Time to Talk day was created by Mind and Rethink Mental Illness, two of the country’s biggest mental health organisations. The event was created to encourage people to start talking only about their mental health as having conversations about our mental health can help both ourselves and others.
Why is talking so important?
- One in four of us will experience a mental health problem in any given year
- One in six people report experiencing a common mental health problem (such as depression and anxiety) each week
- One in five people have suicidal thoughts
- Men are three times more likely to take their own life than women
GoodShape’s UK PLC 2021 Workforce Health Report reveals that in 2021, poor mental health accounted for 19% of all lost working time across the country with an average length of 18.8 days of mental health related absence.

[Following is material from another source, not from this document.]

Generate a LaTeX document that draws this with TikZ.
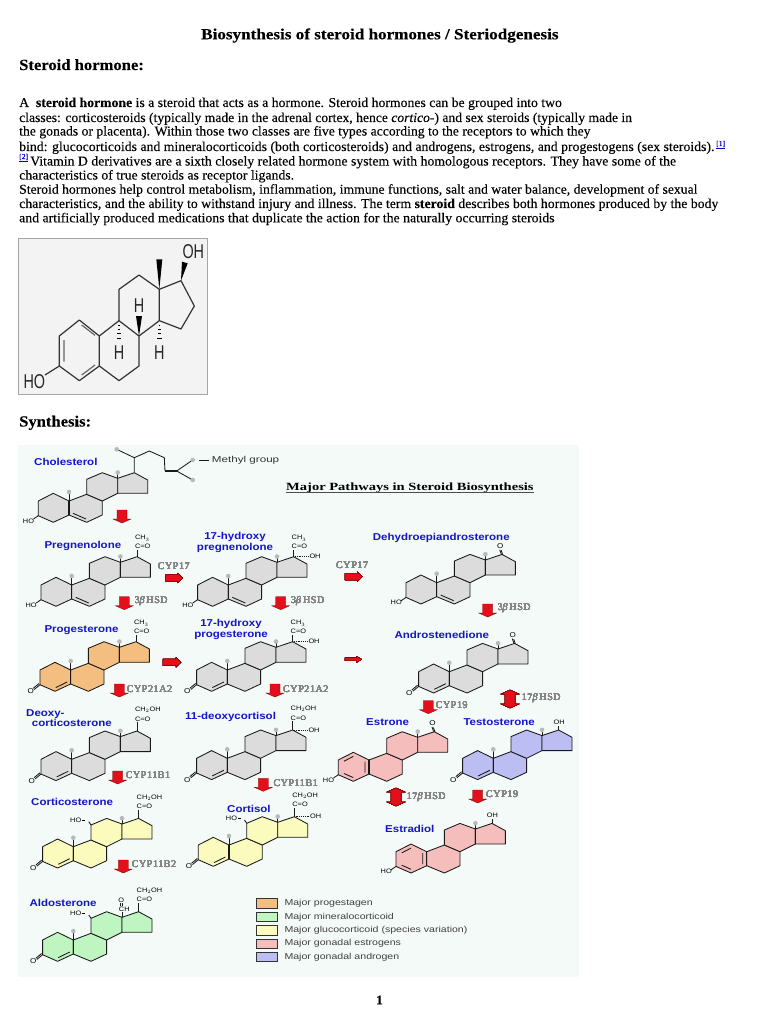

This highlights that mental illness is not just a ‘personal problem’ but also affects the workplace.
A 2017 poll found that only 13% of employees are comfortable talking about mental illness at work and alarmingly, 54% of workers who take two or more mental health related absences will go on to leave their jobs.

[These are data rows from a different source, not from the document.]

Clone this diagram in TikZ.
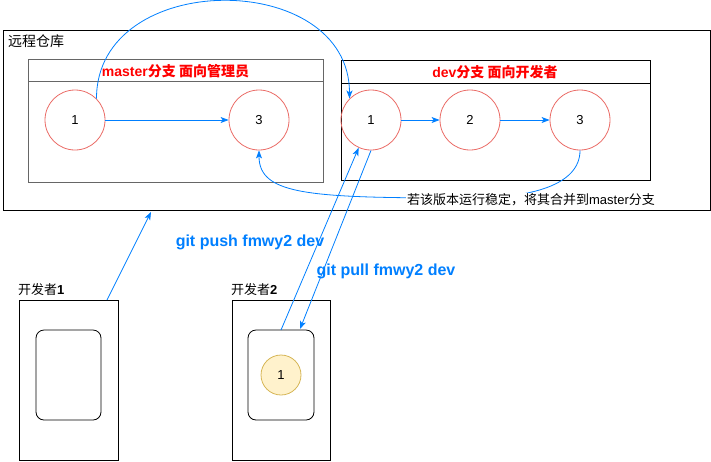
\documentclass[tikz,border=0pt]{standalone}
\usepackage{fontspec}
\setmainfont{Liberation Sans}
\newfontfamily\cjk{Noto Sans CJK SC}
\usetikzlibrary{arrows.meta,calc}
\definecolor{arrblue}{RGB}{0,127,255}
\definecolor{circred}{HTML}{EA6B66}
\definecolor{boxgray}{HTML}{666666}
\definecolor{yfill}{HTML}{FFF2CC}
\definecolor{ydraw}{HTML}{D6B656}
\tikzset{
  box/.style={draw=black, line width=0.8pt, anchor=north west, inner sep=0pt, outer sep=0pt},
  commit/.style={circle, draw=circred, line width=0.8pt, minimum size=60pt, inner sep=0pt, font=\fontsize{13}{15}\selectfont},
  arr/.style={draw=arrblue, line width=0.8pt, -{Stealth[length=8pt,width=6pt,inset=2pt]}},
  redlbl/.style={text=red, font=\fontsize{14}{16}\selectfont\bfseries},
  bluelbl/.style={text=arrblue, font=\fontsize{16}{18}\selectfont\bfseries},
  blacklbl/.style={text=black, font=\fontsize{13}{15}\selectfont}
}
\begin{document}
\begin{tikzpicture}[x=1pt,y=-1pt]
\useasboundingbox (0,0) rectangle (711,461);
% remote repository
\node[box, minimum width=707pt, minimum height=180pt] (remote) at (3,30) {};
\node[blacklbl, font=\fontsize{14}{16}\selectfont, anchor=west, inner sep=0pt] (rtitle) at (8,41) {\cjk 远程仓库};
% master branch box
\node[box, draw=boxgray, line width=1pt, minimum width=295pt, minimum height=123pt] (mbox) at (28,59) {};
\draw[draw=boxgray, line width=1pt] ($(mbox.north west)+(0,22)$) -- ($(mbox.north east)+(0,22)$);
\node[redlbl] (mlbl) at (175.5,71) {master{\cjk 分支 面向管理员}};
% dev branch box
\node[box, minimum width=309pt, minimum height=120pt] (dbox) at (341,60) {};
\draw[line width=0.8pt] ($(dbox.north west)+(0,23)$) -- ($(dbox.north east)+(0,23)$);
\node[redlbl] (dlbl) at (495,72) {dev{\cjk 分支 面向开发者}};
% commits
\node[commit] (m1) at (75,120) {1};
\node[commit] (m3) at (259,120) {3};
\node[commit] (dv1) at (371,120) {1};
\node[commit] (dv2) at (470,120) {2};
\node[commit] (dv3) at (580,120) {3};
\draw[arr] (m1) -- (m3);
\draw[arr] (dv1) -- (dv2);
\draw[arr] (dv2) -- (dv3);
% top curve
\draw[arr] (m1.45) .. controls +(0,-130) and +(0,-130) .. (dv1.135);
% merge curve
\coordinate (mid) at (470,198);
\draw[draw=arrblue, line width=0.8pt] (dv3.south) .. controls +(0,35) and +(60,0) .. (mid);
\draw[arr] (mid) .. controls +(-160,0) and +(0,45) .. (m3.south);
\node[blacklbl, fill=white, inner sep=1pt] (mlabel) at (531,200) {{\cjk 若该版本运行稳定，将其合并到}master{\cjk 分支}};
% developers
\node[box, minimum width=99pt, minimum height=160pt] (dev1) at (19,300) {};
\node[box, rounded corners=8pt, minimum width=65pt, minimum height=90pt] (in1) at (36,330) {};
\node[blacklbl, anchor=west, inner sep=0pt] (dev1lbl) at (18,290) {{\cjk 开发者}\textbf{1}};
\node[box, minimum width=98pt, minimum height=160pt] (dev2) at (232,300) {};
\node[box, rounded corners=8pt, minimum width=66pt, minimum height=90pt] (in2) at (248,330) {};
\node[blacklbl, anchor=west, inner sep=0pt] (dev2lbl) at (231,290) {{\cjk 开发者}\textbf{2}};
\node[circle, draw=ydraw, fill=yfill, line width=0.8pt, minimum size=40pt, inner sep=0pt, font=\fontsize{13}{15}\selectfont] (y1) at (281,375) {1};
% push / pull
\coordinate (p1start) at ($(dev1.north west)+(88,0)$);
\coordinate (p1end) at ($(remote.south west)+(148,2)$);
\draw[arr] (p1start) -- (p1end);
\draw[arr] (in2.north) -- (dv1.246);
\coordinate (pullend) at ($(in2.north west)+(52,-1)$);
\draw[arr] (dv1.south) -- (pullend);
\node[bluelbl] (pushlbl) at (250,242) {git push fmwy2 dev};
\node[bluelbl] (pulllbl) at (386,271) {git pull fmwy2 dev};
\end{tikzpicture}
\end{document}
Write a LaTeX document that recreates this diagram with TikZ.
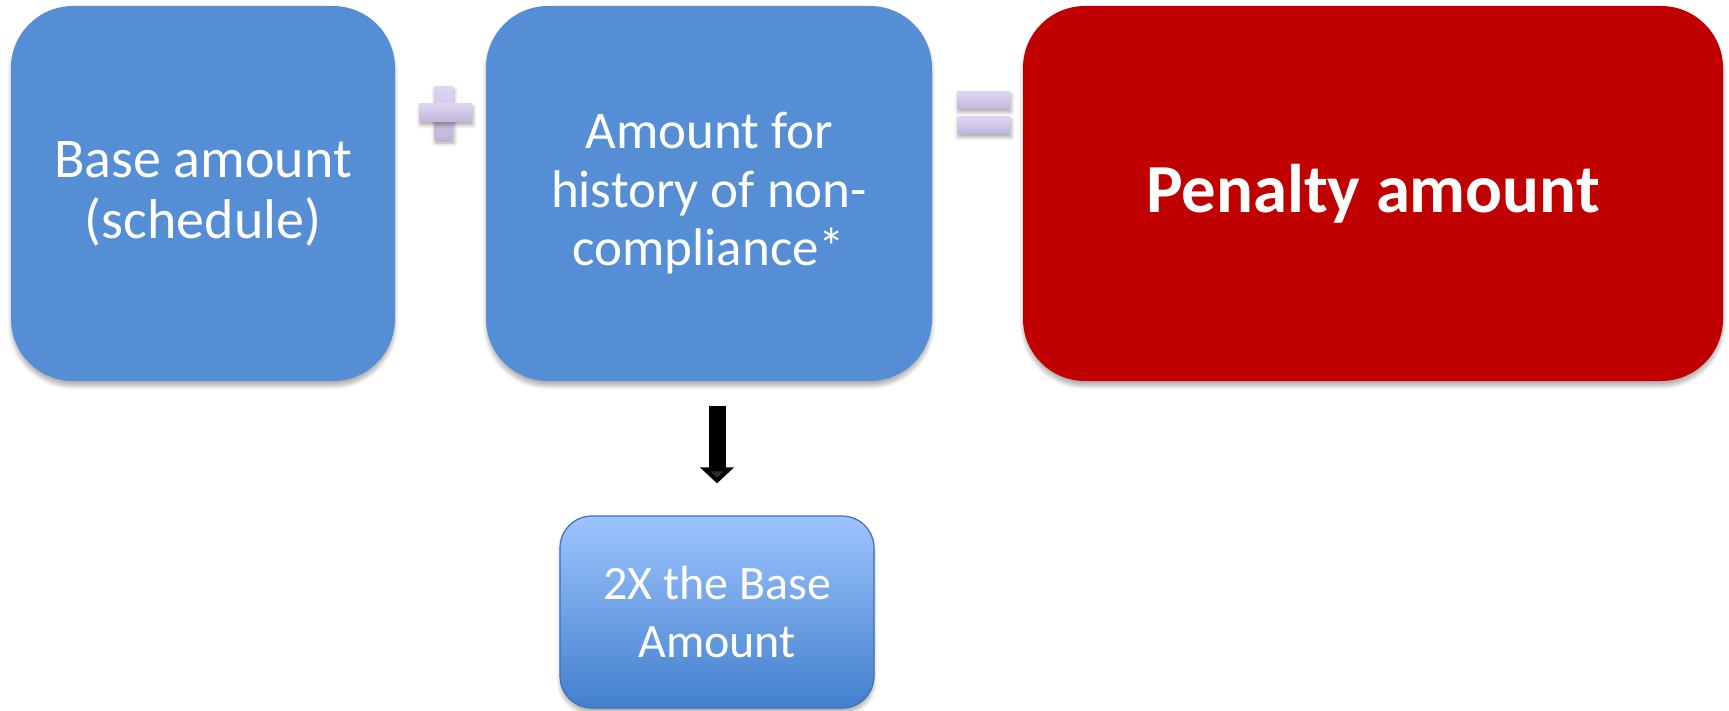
\documentclass[tikz,border=0pt]{standalone}
\usepackage{fontspec}
\setmainfont{Carlito}
\usetikzlibrary{arrows.meta,shadows.blur}
\definecolor{boxblue}{RGB}{85,142,213}
\definecolor{boxred}{RGB}{192,0,0}
\definecolor{lowtop}{RGB}{158,196,255}
\definecolor{lowbot}{RGB}{66,128,204}
\definecolor{lowedge}{RGB}{62,110,186}
\definecolor{signtop}{RGB}{222,212,242}
\definecolor{signbot}{RGB}{194,182,218}
\begin{document}
\begin{tikzpicture}[x=0.5pt,y=-0.5pt,
    termbox/.style={rounded corners=31pt,minimum height=187.5pt,align=center,text=white,
      font=\fontsize{28}{30.5}\selectfont,inner sep=0pt,
      blur shadow={shadow xshift=0pt,shadow yshift=-2.5pt,shadow blur steps=6,shadow opacity=30}},
    signbar/.style={top color=signtop,bottom color=signbot,draw=none,
      blur shadow={shadow xshift=0.5pt,shadow yshift=-1.5pt,shadow blur steps=4,shadow opacity=35}}]
  \useasboundingbox (0,0) rectangle (1729,711);
  \node[termbox,fill=boxblue,minimum width=192pt] (base) at (203,193.5) {Base amount\\(schedule)};
  \node[termbox,fill=boxblue,minimum width=223pt,font=\fontsize{26.5}{29.2}\selectfont] (hist) at (709,193.5) {Amount for\\history of non-\\compliance*};
  \node[termbox,fill=boxred,minimum width=350pt,font=\fontsize{34.4}{40}\selectfont\bfseries] (pen) at (1373,193.5) {Penalty amount};
  \node[termbox,rounded corners=16pt,minimum width=157pt,minimum height=96pt,top color=lowtop,bottom color=lowbot,
    draw=lowedge,line width=0.6pt,font=\fontsize{24}{28.7}\selectfont] (low) at (717,612) {2X the Base\\Amount};
  % plus and equals signs
  \fill[signbar] (434,87) rectangle (453,140);
  \fill[signbar] (419,104) rectangle (472,122);
  \fill[signbar] (957,92) rectangle (1010,109);
  \fill[signbar] (957,117) rectangle (1010,134);
  \draw[-{Triangle[width=16.5pt,length=8pt]},line width=8.5pt,shorten <=12.5pt,shorten >=16pt]
    (low.north |- hist.south) -- (low.north);
\end{tikzpicture}
\end{document}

How can you encourage your team to talk?
This doesn’t have to be in the workplace if your employees aren’t comfortable in doing so, but by providing them with the right tools and positive reinforcement, conversations could start happening with friends and family or even co-workers.
Mental health can be tricky to talk about sometimes, so Mind and Rethink have put together some of their useful tips for talking and listening about mental health.

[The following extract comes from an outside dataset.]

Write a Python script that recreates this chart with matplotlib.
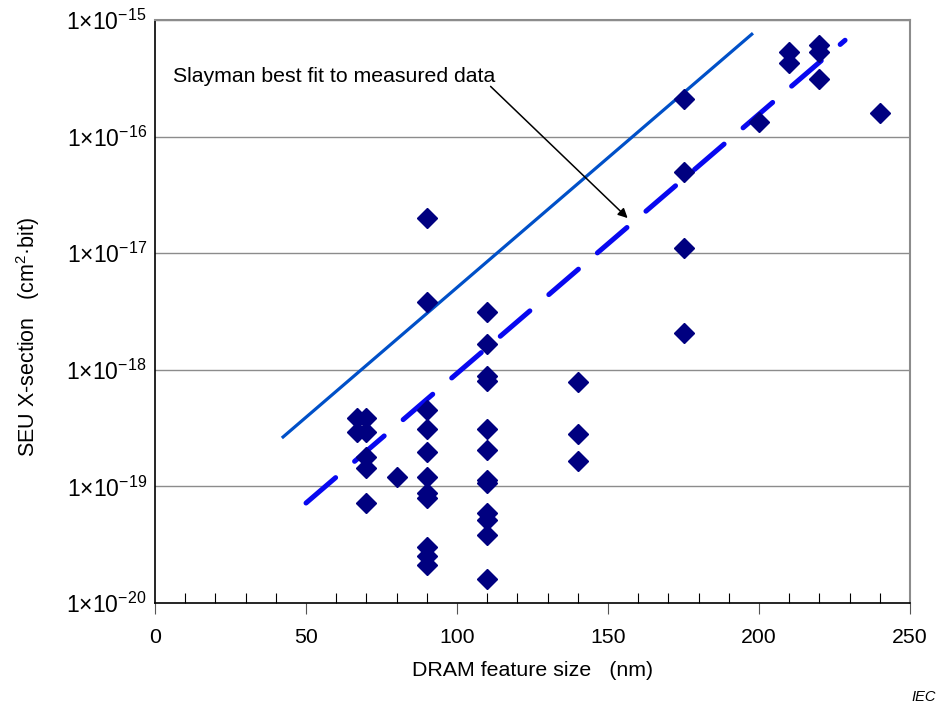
import numpy as np
import matplotlib
matplotlib.use("Agg")
import matplotlib.pyplot as plt
from matplotlib.ticker import FixedLocator, FuncFormatter, MultipleLocator

plt.rcParams['font.family'] = ['Liberation Sans', 'DejaVu Sans']
plt.rcParams['mathtext.fontset'] = 'custom'
plt.rcParams['mathtext.rm'] = 'Liberation Sans'
plt.rcParams['mathtext.it'] = 'Liberation Sans:italic'
plt.rcParams['mathtext.bf'] = 'Liberation Sans:bold'

# measured data (feature size nm, SEU cross-section cm2/bit)
feature_nm = [67, 67, 70, 70, 70, 70, 70, 80,
              90, 90, 90, 90, 90, 90, 90, 90, 90, 90, 90,
              110, 110, 110, 110, 110, 110, 110, 110, 110, 110, 110, 110,
              140, 140, 140,
              175, 175, 175, 175,
              200, 210, 210, 220, 220, 220, 240]
seu_xsec = [3.86e-19, 2.93e-19, 3.86e-19, 2.93e-19, 1.8e-19, 1.44e-19, 7.2e-20, 1.2e-19,
            2.0e-17, 3.8e-18, 4.5e-19, 3.1e-19, 1.97e-19, 1.2e-19, 8.8e-20, 7.9e-20, 3.0e-20, 2.55e-20, 2.1e-20,
            3.1e-18, 1.66e-18, 8.85e-19, 8.0e-19, 3.1e-19, 2.05e-19, 1.13e-19, 1.07e-19, 5.9e-20, 5.15e-20, 3.8e-20, 1.6e-20,
            7.85e-19, 2.81e-19, 1.65e-19,
            2.1e-16, 4.97e-17, 1.11e-17, 2.07e-18,
            1.33e-16, 5.3e-16, 4.28e-16, 6.1e-16, 5.3e-16, 3.12e-16, 1.59e-16]

# fitted lines (end points)
upper_x = [42, 198]
upper_y = [2.6e-19, 7.7e-16]
fit_x = [50, 228.5]
fit_y = [7.2e-20, 6.7e-16]

yticks = [1e-20, 1e-19, 1e-18, 1e-17, 1e-16, 1e-15]

fig = plt.figure(figsize=(9.43, 7.06), dpi=100)
ax = fig.add_axes([0.1644, 0.1459, 0.8006, 0.8258])
ax.set_yscale('log')
ax.set_xlim(0, 250)
ax.set_ylim(1e-20, 1e-15)

for y in yticks[1:]:
    ax.axhline(y, color='#8c8c8c', lw=1.0, zorder=1)

ax.plot(upper_x, upper_y, color='#0050c8', lw=2.3, solid_capstyle='butt', zorder=2)
ax.plot(fit_x, fit_y, color='#0808f0', lw=3.6, dashes=(7.8, 5.0),
        dash_capstyle='round', zorder=3)
ax.plot(feature_nm, seu_xsec, linestyle='none', marker='D', markersize=10,
        color='#000080', markeredgecolor='#000080', zorder=4)

ax.annotate('Slayman best fit to measured data', xy=(156.5, 2.0e-17),
            xytext=(6, 3.25e-16), textcoords='data', fontsize=15.3,
            va='center', ha='left',
            arrowprops=dict(arrowstyle='-|>', color='black', lw=1.1,
                            mutation_scale=14, shrinkA=0, shrinkB=0,
                            patchA=None, relpos=(0.985, 0.0)))

ax.yaxis.set_major_locator(FixedLocator(yticks))
ax.yaxis.set_minor_locator(FixedLocator([]))
ax.yaxis.set_major_formatter(FuncFormatter(
    lambda v, p: r'$1{\times}10^{%d}$' % int(round(np.log10(v)))))
ax.tick_params(axis='y', which='major', length=0, pad=6, labelsize=16.5)

ax.xaxis.set_major_locator(MultipleLocator(50))
ax.xaxis.set_minor_locator(MultipleLocator(10))
ax.tick_params(axis='x', which='major', direction='out', length=8, width=0.8,
               color='#555555', labelsize=15.3, pad=10)
ax.tick_params(axis='x', which='minor', direction='in', length=7, width=0.8,
               color='black')

for s in ['left', 'bottom']:
    ax.spines[s].set_color('black')
    ax.spines[s].set_linewidth(1.2)
for s in ['top', 'right']:
    ax.spines[s].set_color('#8c8c8c')
    ax.spines[s].set_linewidth(1.5)

ax.set_xlabel('DRAM feature size   (nm)', fontsize=15.4, labelpad=10)
ax.set_ylabel('SEU X-section   (cm$^{2}$·bit)', fontsize=15.5)
ax.yaxis.set_label_coords(-0.150, 0.456)

fig.text(0.992, 0.003, 'IEC', fontsize=10.5, style='italic', ha='right', va='bottom')

fig.savefig('out.png', dpi=100)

- Ask questions and listen. Asking open questions allows the other person to talk about how they are feeling and what they are going through. By asking questions, this shows the other person that you genuinely care and will help them to open up.
- Time and place. Some people may find it easier to talk side by side rather than face to face. This can help to take some pressure off the person who is discussing their mental health, so try going for a walk or doing an activity whilst you have a conversation.
- Don’t try and fix it. Unless the person has directly asked for some advice, it is often best to just listen. The other person has most likely already tried many solutions so you don’t want to accidentally make them feel inadequate or that these solutions should have worked. Learning to manage or recover from mental health problems is a long journey.
- Treat them the same. They are still the same person! So please treat them as you always would and do the things you would normally do.
- Be patient. Some people may not be ready to open up about what they are going through. In asking how they are doing you have made it easier for them to open up to you in the future if they wish.
Additionally, in the workplace you may find that holding regular 1:1’s with your team makes it easier for them to speak with you about any difficulties that they may have. A 1:1 provides a safe and confidential space to talk without the individual having to ‘find the right time’ to approach you for a conversation.
At Healthy Performance, our department heads carry out 1:1’s with their teams on a weekly basis and use this time to build solid working relationships and discuss the plan for the week ahead, as well as ensuring that everyone is doing okay and offering support where required.
So, what steps will you take to ensure that your employees are comfortable talking about mental health in the workplace?